Романтически настроенный век – век романтизма – не согласился с таким замыслом (или просто в него не проник). Он вышел на сцену с претензией на собственную драму и выдвинул некоего своего мятежного героя , отбрасывающего ветхий парик и неистово рвущего на груди рубаху, которая мешает самораскрытию романтической души. Вместо вечной «игры четырёх» на сцене появились некие «люди», пытающиеся сказать что-то «от своего лица», заявить о своих «высоких чувствах». Вместо барочной скрипки Вивальди на сцену торжественно выкатили огромный рояль, за который уселся Бетховен, а потом Чайковский, намереваясь поведать нам о Природе и Временах Года своим романтическим языком (языком лейтмотивов, а на самом деле подменяя природу как таковую психическим актом, саморефлексивным переживанием «композитора» и «исполнителя» – «героя»). И мы, зрители, внимали и слушали, следили за их игрой, пока отпущенное им время не прошло и занавес не упал.
Позвольте же теперь, в наш постромантический век, убрать со сцены рояль и на опустевшее место впустить всё тех же главных четырёх действующих лиц, одетых в их собственные костюмы, которых для начала полагается в быстрых набросках читателю представить. В их облике нет ничего принципиально нового, ничего такого, что могло бы удивить и что читателю было бы не знакомо. Напротив, эти маски архаичны и стары, как мир. Но мы тем не менее воспроизводим их снова и снова, потому что они снова и снова выходят на сцену… И если в тему нашего вступления всё же вплетаются романтические нотки, то это оттого, что мы – далёкие потомки романтизма – несём в себе отголоски прошлого века, доставшиеся нам в наследство.
Весна
Весна начинается в мае. Увы, как поздно!
Как долго музыканты настраивают свои звонкие, ручьями журчящие струны, чтобы озвучить приход Прозерпины… Затяжное ожидание предшествует явлению этой Вечно Юной Девы. В апреле ещё лежит снег, томимый солнцем, под которым скована сном промёрзшая земля. Только в начале мая всё вдруг вспыхивает, оживляется свежей зеленью, земля просыпается, чтобы перво-наперво напиться талой воды. Земля просыпается, чтобы вместе с испарениями отдать свой запах – запах прошлогодней гнили и новой жизни одновременно… Запах весны! Её флюиды повсюду, и от них кружит голову и наполняет желанием… Словно кто-то властно приказывает:
«Жить!» В тело вливается струя живой силы, и эта же всеобщая воля к жизни заставляет листья раскрываться, а брошенные в землю семена набухать. Чёрная, вспаханная, влажная земля уже беременна новым семенем, хоть пока ещё отста-
ёт от рвущейся наружу, к солнцу, листвы деревьев. Долгожданна и приятна весенняя встреча с землёй, эта усталость, накопившаяся к закату, вид свежевскопанных участков, ровных грядок, вкус воды и молока на засохших губах…

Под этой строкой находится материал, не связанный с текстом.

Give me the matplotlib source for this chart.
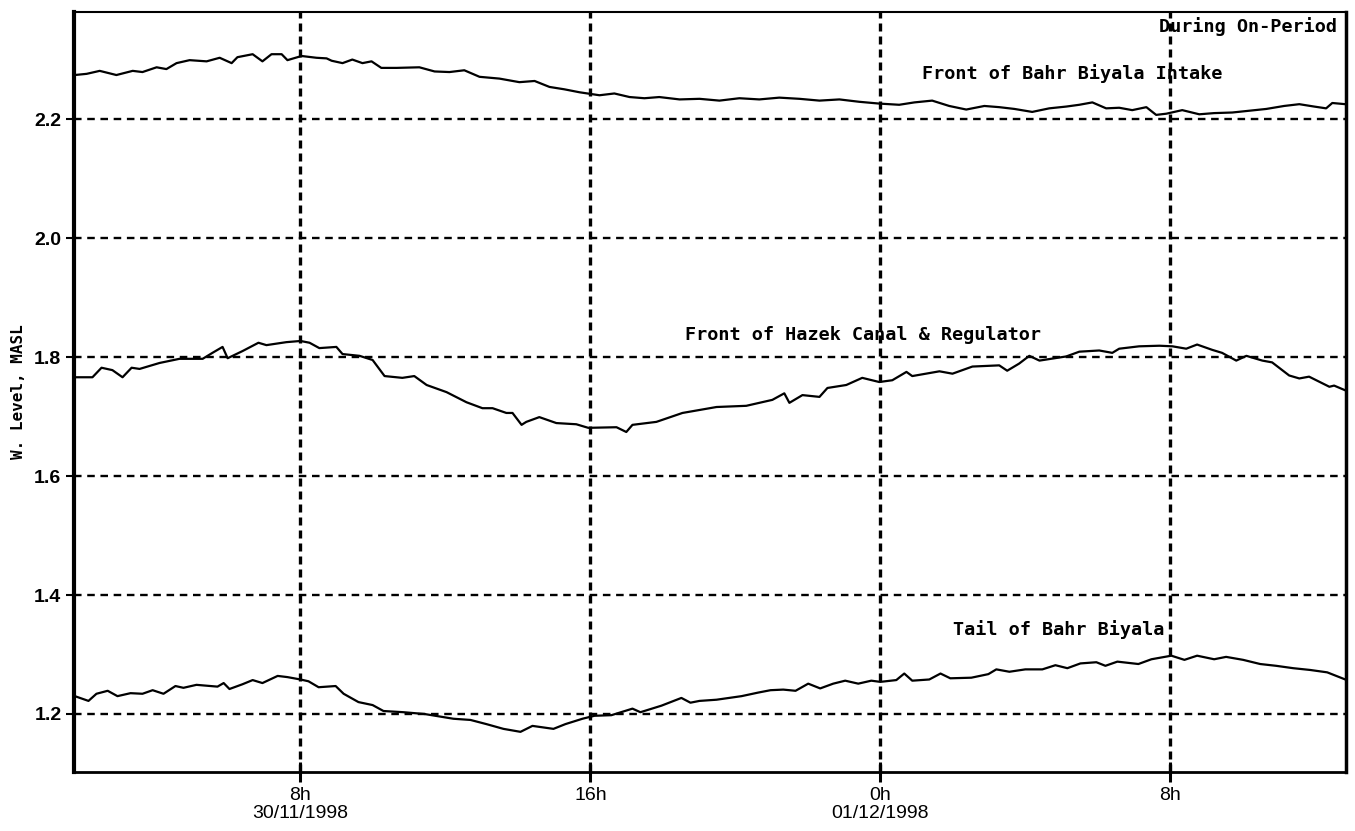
import matplotlib
matplotlib.use("Agg")
import matplotlib.pyplot as plt

# hours counted from 30/11/1998 0h
t_intake = [1.77, 2.10, 2.46, 2.92, 3.37, 3.64, 4.03, 4.30, 4.58, 4.94, 5.41, 5.77, 6.10, 6.26,
            6.68, 6.95, 7.20, 7.48, 7.64, 8.03, 8.44, 8.72, 8.86, 9.16, 9.43, 9.71, 9.96, 10.23,
            10.65, 11.28, 11.70, 12.11, 12.52, 12.94, 13.49, 14.04, 14.46, 14.87, 15.28, 15.70,
            16.25, 16.66, 17.08, 17.49, 17.90, 18.46, 19.01, 19.56, 20.11, 20.66, 21.21, 21.77,
            22.32, 22.87, 23.42, 23.97, 24.52, 24.94, 25.43, 25.90, 26.37, 26.87, 27.28, 27.70,
            28.19, 28.66, 29.13, 29.49, 29.85, 30.23, 30.59, 30.95, 31.34, 31.61, 31.89, 32.33,
            32.80, 33.21, 33.71, 34.18, 34.65, 35.14, 35.56, 35.97, 36.30, 36.47, 36.83]
lvl_intake = [2.274, 2.276, 2.281, 2.274, 2.281, 2.279, 2.287, 2.284, 2.294, 2.299, 2.297, 2.303,
              2.294, 2.304, 2.309, 2.297, 2.309, 2.309, 2.299, 2.306, 2.303, 2.302, 2.298, 2.294,
              2.300, 2.294, 2.297, 2.286, 2.286, 2.287, 2.280, 2.279, 2.282, 2.271, 2.268, 2.262,
              2.264, 2.254, 2.250, 2.245, 2.240, 2.243, 2.237, 2.235, 2.237, 2.233, 2.234, 2.231,
              2.235, 2.233, 2.236, 2.234, 2.231, 2.233, 2.229, 2.226, 2.224, 2.228, 2.231, 2.222,
              2.216, 2.222, 2.220, 2.217, 2.212, 2.218, 2.221, 2.224, 2.228, 2.218, 2.219, 2.215,
              2.220, 2.207, 2.209, 2.215, 2.208, 2.210, 2.211, 2.214, 2.217, 2.222, 2.225, 2.221,
              2.218, 2.227, 2.225]

t_hazek = [1.77, 2.26, 2.51, 2.81, 3.09, 3.34, 3.56, 4.11, 4.66, 5.30, 5.57, 5.85, 5.99, 6.40,
           6.84, 7.06, 7.61, 8.00, 8.25, 8.52, 8.99, 9.16, 9.63, 9.99, 10.32, 10.81, 11.14, 11.48,
           12.03, 12.58, 13.02, 13.30, 13.68, 13.85, 14.10, 14.23, 14.59, 15.06, 15.61, 15.94,
           16.72, 16.99, 17.16, 17.82, 18.54, 19.48, 20.30, 21.02, 21.35, 21.49, 21.85, 22.32,
           22.54, 23.06, 23.50, 23.97, 24.33, 24.72, 24.88, 25.35, 25.63, 25.99, 26.54, 27.28,
           27.50, 27.83, 28.11, 28.39, 29.13, 29.49, 30.04, 30.40, 30.59, 31.14, 31.70, 32.06,
           32.44, 32.74, 33.16, 33.43, 33.82, 34.10, 34.54, 34.81, 35.28, 35.56, 35.83, 36.39,
           36.52, 36.83]
lvl_hazek = [1.766, 1.766, 1.782, 1.778, 1.766, 1.782, 1.780, 1.790, 1.797, 1.797, 1.807, 1.817,
             1.798, 1.810, 1.824, 1.820, 1.825, 1.827, 1.824, 1.815, 1.817, 1.805, 1.802, 1.795,
             1.768, 1.765, 1.768, 1.753, 1.741, 1.724, 1.714, 1.714, 1.706, 1.706, 1.686, 1.691,
             1.699, 1.689, 1.687, 1.681, 1.682, 1.674, 1.686, 1.691, 1.706, 1.716, 1.718, 1.728,
             1.739, 1.723, 1.736, 1.733, 1.748, 1.753, 1.765, 1.758, 1.761, 1.775, 1.768, 1.773,
             1.776, 1.772, 1.784, 1.786, 1.777, 1.789, 1.802, 1.794, 1.801, 1.809, 1.811, 1.807,
             1.814, 1.818, 1.819, 1.818, 1.814, 1.821, 1.812, 1.807, 1.794, 1.802, 1.794, 1.791,
             1.769, 1.764, 1.767, 1.750, 1.752, 1.744]

t_tail = [1.82, 2.15, 2.37, 2.68, 2.95, 3.31, 3.64, 3.92, 4.22, 4.55, 4.77, 5.13, 5.71, 5.88,
          6.04, 6.40, 6.68, 6.95, 7.37, 7.64, 8.00, 8.22, 8.50, 8.97, 9.19, 9.60, 9.99, 10.29,
          10.84, 11.42, 11.72, 12.22, 12.69, 13.13, 13.60, 14.07, 14.40, 14.98, 15.31, 15.78,
          16.11, 16.58, 17.16, 17.38, 17.96, 18.51, 18.76, 19.01, 19.48, 20.17, 20.63, 20.97,
          21.32, 21.66, 22.01, 22.34, 22.70, 23.03, 23.39, 23.75, 24.00, 24.44, 24.66, 24.88,
          25.35, 25.66, 25.93, 26.51, 26.98, 27.20, 27.56, 28.00, 28.47, 28.83, 29.16, 29.52,
          29.96, 30.21, 30.54, 31.12, 31.48, 32.03, 32.39, 32.74, 33.21, 33.54, 34.01, 34.48,
          34.92, 35.39, 35.86, 36.33, 36.83]
lvl_tail = [1.229, 1.222, 1.234, 1.239, 1.230, 1.235, 1.234, 1.240, 1.234, 1.247, 1.244, 1.249,
            1.246, 1.252, 1.242, 1.250, 1.257, 1.252, 1.264, 1.262, 1.258, 1.255, 1.245, 1.247,
            1.234, 1.220, 1.215, 1.205, 1.203, 1.200, 1.197, 1.192, 1.190, 1.183, 1.175, 1.170,
            1.180, 1.175, 1.183, 1.192, 1.197, 1.198, 1.209, 1.203, 1.214, 1.227, 1.219, 1.222,
            1.224, 1.230, 1.236, 1.240, 1.241, 1.239, 1.251, 1.243, 1.251, 1.256, 1.251, 1.256,
            1.254, 1.257, 1.268, 1.256, 1.258, 1.268, 1.260, 1.261, 1.267, 1.275, 1.271, 1.275,
            1.275, 1.282, 1.277, 1.285, 1.287, 1.281, 1.288, 1.284, 1.292, 1.298, 1.291, 1.298,
            1.292, 1.296, 1.291, 1.284, 1.281, 1.277, 1.274, 1.270, 1.258]

x_ticks = [8, 16, 24, 32]
x_ticklabels = ["8h\n30/11/1998", "16h", "0h\n01/12/1998", "8h"]
y_ticks = [1.2, 1.4, 1.6, 1.8, 2.0, 2.2]

mono = "DejaVu Sans Mono"

fig = plt.figure(figsize=(13.55, 8.31), dpi=100)
ax = fig.add_axes([0.0546, 0.071, 0.9388, 0.9146])

for y in y_ticks:
    ax.axhline(y, color="black", lw=1.7, ls=(0, (3.2, 2.4)), zorder=1)
for x in x_ticks:
    ax.axvline(x, color="black", lw=2.4, ls=(0, (2.4, 1.5)), zorder=1)

ax.plot(t_intake, lvl_intake, color="black", lw=1.6, zorder=3)
ax.plot(t_hazek, lvl_hazek, color="black", lw=1.6, zorder=3)
ax.plot(t_tail, lvl_tail, color="black", lw=1.6, zorder=3)

ax.set_xlim(1.75, 36.85)
ax.set_ylim(1.1025, 2.38)

ax.set_xticks(x_ticks)
ax.set_xticklabels(x_ticklabels, fontsize=14, family="Liberation Sans", linespacing=1.05)
ax.set_yticks(y_ticks)
ax.set_yticklabels([f"{v:.1f}" for v in y_ticks], fontsize=14, family="Liberation Sans",
                   fontweight="bold")
ax.tick_params(axis="x", direction="inout", length=14, width=2.2, pad=4)
ax.tick_params(axis="y", direction="out", length=6, width=1.5, pad=3)

ax.spines["left"].set_linewidth(3.0)
ax.spines["bottom"].set_linewidth(2.0)
ax.spines["right"].set_linewidth(2.5)
ax.spines["top"].set_linewidth(1.5)

ax.set_ylabel("W. Level, MASL", family=mono, fontweight="bold", fontsize=11.5)
ax.yaxis.set_label_coords(-0.038, 0.5)

txt = dict(family=mono, fontweight="bold", fontsize=13.3, color="black")
ax.text(0.993, 0.981, "During On-Period", transform=ax.transAxes, ha="right", va="center", **txt)
ax.text(0.667, 0.919, "Front of Bahr Biyala Intake", transform=ax.transAxes, ha="left", va="center", **txt)
ax.text(0.480, 0.575, "Front of Hazek Canal & Regulator", transform=ax.transAxes, ha="left", va="center", **txt)
ax.text(0.691, 0.187, "Tail of Bahr Biyala", transform=ax.transAxes, ha="left", va="center", **txt)

fig.savefig("out.png", dpi=100)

Начало мая – это анонс будущего пира, который пока только в проекте, только предполагается. Выход конферансье. Однако всё живое точно знает, что решение уже принято и пиру быть. И поэтому всё без оглядки бросается в весенний омут, в широкий разлив реки, словно в каком-то счастливом опьянении участвуя в дикой оргии, в мистерии Весны. Первыми возвращаются на свои места птицы и оглашают пока свободное, ничем не заполеннное пространство своими мажорными голосами – на сцене появляется хор. Постепенно воздух наполняется запахами цветущей черёмухи, сирени, одно за другим непрерывном потоком расцветают фруктовые деревья, добавляя в пространство красочные декорации. Весь май Весна празднует свадьбу, наряжая своих невест в нерукотворные, ослепительной красоты платья. Которым, однако, по взмаху дирижёрской палочки в один момент придётся слететь, осыпаться, исчезнуть, чтобы уступить место обычному зелёному фартуку, несущему труженическое бремя брачной жизни.

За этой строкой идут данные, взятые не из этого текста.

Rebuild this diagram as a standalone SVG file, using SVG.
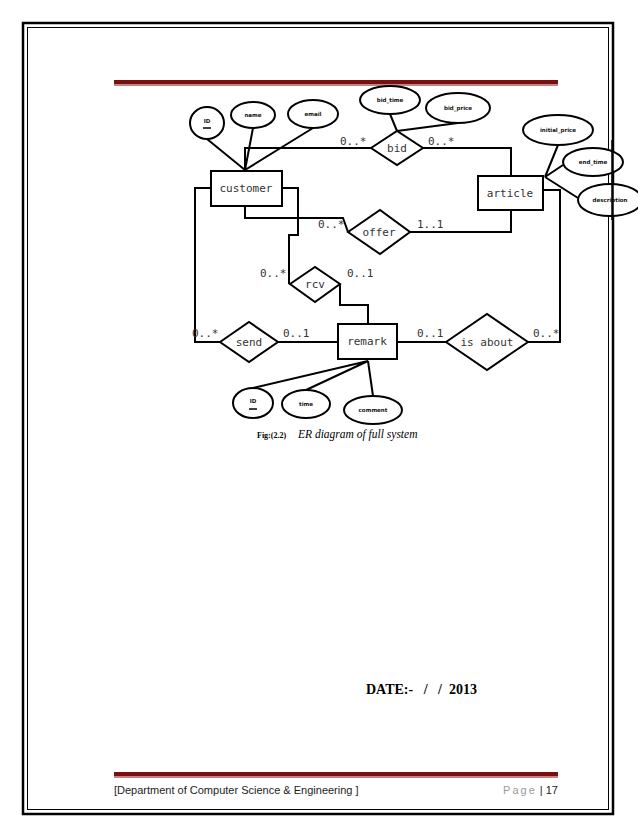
<svg xmlns="http://www.w3.org/2000/svg" width="638" height="826" viewBox="0 0 638 826">
<style>
.s{fill:white;stroke:black;stroke-width:2}
.l{fill:none;stroke:black;stroke-width:2}
.t{font-family:"DejaVu Sans Mono",monospace;font-size:11px;fill:#333}
.a{font-family:"DejaVu Sans",sans-serif;font-size:5.5px;fill:#111;text-anchor:middle;font-weight:bold}
.c{text-anchor:middle}
</style>
<rect width="638" height="826" fill="white"/>
<rect x="23" y="23" width="590" height="791" fill="none" stroke="black" stroke-width="2.5"/>
<rect x="27.5" y="27.5" width="581" height="782" fill="none" stroke="black" stroke-width="1"/>
<line x1="114" y1="82" x2="558" y2="82" stroke="#7a0f0f" stroke-width="4"/>
<line x1="114" y1="85" x2="558" y2="85" stroke="#7a0f0f" stroke-width="1"/>
<line x1="114" y1="774" x2="558" y2="774" stroke="#7a0f0f" stroke-width="4"/>
<line x1="114" y1="777" x2="558" y2="777" stroke="#7a0f0f" stroke-width="1"/>
<text x="114" y="794" font-family="Liberation Sans,sans-serif" font-size="11" fill="#222">[Department of Computer Science &amp; Engineering ]</text>
<text x="558" y="794" font-family="Liberation Sans,sans-serif" font-size="11" fill="#222" text-anchor="end"><tspan fill="#999" letter-spacing="2">Page</tspan> | 17</text>
<g id="connectors">
<path class="l" d="M245,170 L207,139 M245,170 L253,128 M245,170 L313,128"/>
<path class="l" d="M245,171 V148 H371 M423,148 H511 V176"/>
<path class="l" d="M397,131 L390,114 M397,131 L458,123"/>
<path class="l" d="M211,188 H195 V342 H220 M278,342 H338"/>
<path class="l" d="M282,188 H298 V235 H289 V284"/>
<path class="l" d="M245,206 V218 H343 L348,232 M410,232 H511 V210"/>
<path class="l" d="M543,190 H560 V342 H528 M446,342 H397"/>
<path class="l" d="M340,284 V305 H368 V324"/>
<path class="l" d="M545,177 L558,145 M545,177 L563,165 M545,177 L578,198"/>
<path class="l" d="M368,361 L253,388 M368,361 L306,390 M368,361 L373,396"/>
</g>
<g id="ID1"><ellipse class="s" cx="207" cy="123" rx="17" ry="16"/><text class="a" x="207" y="123">ID</text><line x1="203" y1="128" x2="211" y2="128" stroke="black" stroke-width="1.5"/></g>
<g id="name"><ellipse class="s" cx="253" cy="115" rx="22" ry="13"/><text class="a" x="253" y="117">name</text></g>
<g id="email"><ellipse class="s" cx="313" cy="114" rx="25" ry="14"/><text class="a" x="313" y="116">email</text></g>
<g id="customer"><rect class="s" x="211" y="171" width="71" height="35"/><text class="t c" x="246" y="192">customer</text></g>
<g id="bid_time"><ellipse class="s" cx="390" cy="100" rx="30" ry="14"/><text class="a" x="390" y="102">bid_time</text></g>
<g id="bid_price"><ellipse class="s" cx="458" cy="108" rx="32" ry="15"/><text class="a" x="458" y="110">bid_price</text></g>
<g id="bid"><polygon class="s" points="371,148 397,131 423,148 397,165"/><text class="t c" x="397" y="152">bid</text></g>
<g id="article"><rect class="s" x="478" y="176" width="65" height="34"/><text class="t c" x="510" y="197">article</text></g>
<g id="initial_price"><ellipse class="s" cx="558" cy="130" rx="35" ry="15"/><text class="a" x="558" y="132">initial_price</text></g>
<g id="end_time"><ellipse class="s" cx="593" cy="162" rx="30" ry="14"/><text class="a" x="593" y="164">end_time</text></g>
<g id="description"><ellipse class="s" cx="610" cy="200" rx="32" ry="16"/><text class="a" x="610" y="202">description</text></g>
<line x1="612.5" y1="140" x2="612.5" y2="220" stroke="black" stroke-width="2.5"/>
<g id="offer"><polygon class="s" points="348,232 380,210 410,232 380,254"/><text class="t c" x="379" y="236">offer</text></g>
<g id="rcv"><polygon class="s" points="290,284 315,267 340,284 315,302"/><text class="t c" x="315" y="288">rcv</text></g>
<g id="send"><polygon class="s" points="220,342 249,322 278,342 249,362"/><text class="t c" x="249" y="346">send</text></g>
<g id="remark"><rect class="s" x="338" y="324" width="59" height="35"/><text class="t c" x="367" y="345">remark</text></g>
<g id="is_about"><polygon class="s" points="446,342 487,314 528,342 487,370"/><text class="t c" x="487" y="346">is about</text></g>
<g id="ID2"><ellipse class="s" cx="253" cy="403" rx="20" ry="15"/><text class="a" x="253" y="403">ID</text><line x1="249" y1="409" x2="257" y2="409" stroke="black" stroke-width="1.5"/></g>
<g id="time"><ellipse class="s" cx="306" cy="404" rx="24" ry="14"/><text class="a" x="306" y="406">time</text></g>
<g id="comment"><ellipse class="s" cx="373" cy="410" rx="29" ry="14"/><text class="a" x="373" y="412">comment</text></g>
<g id="labels">
<text class="t" x="340" y="145">0..*</text>
<text class="t" x="428" y="145">0..*</text>
<text class="t" x="318" y="228">0..*</text>
<text class="t" x="417" y="228">1..1</text>
<text class="t" x="260" y="277">0..*</text>
<text class="t" x="347" y="277">0..1</text>
<text class="t" x="192" y="337">0..*</text>
<text class="t" x="283" y="337">0..1</text>
<text class="t" x="417" y="337">0..1</text>
<text class="t" x="533" y="337">0..*</text>
</g>
<text x="257" y="438" font-family="Liberation Serif,serif" font-size="8" font-weight="bold">Fig:(2.2)</text>
<text x="298" y="438" font-family="Liberation Serif,serif" font-size="11.5" font-style="italic">ER diagram of full system</text>
<text x="366" y="694" font-family="Liberation Serif,serif" font-size="14" font-weight="bold" xml:space="preserve">DATE:-   /   /  2013</text>
</svg>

Как хочется сохранить всё это весеннее чудо, остановить мгновение! Какой соблазн возникает внести в этот дивный весенний сад фотоаппарат и опубликовать первые снимки, чтобы впоследствии прочесть такие полные понимания слова: «Рассматривая фотографии, испытываешь необычные уже ощущения: там всё наполнено тишиной и отчуждённостью; мягкие краски заходящего солнца, робкие подснежники, немного стыдливая весна и берёзки. Я представляю дом, голенькую травку, кучу веток и густой белый дым, неторопливо поднимающийся вверх. Везде тишина; безмолвие. Люблю просто сидеть и смотреть. Ни о чём не думать. И быть кусочком этого огромного мира».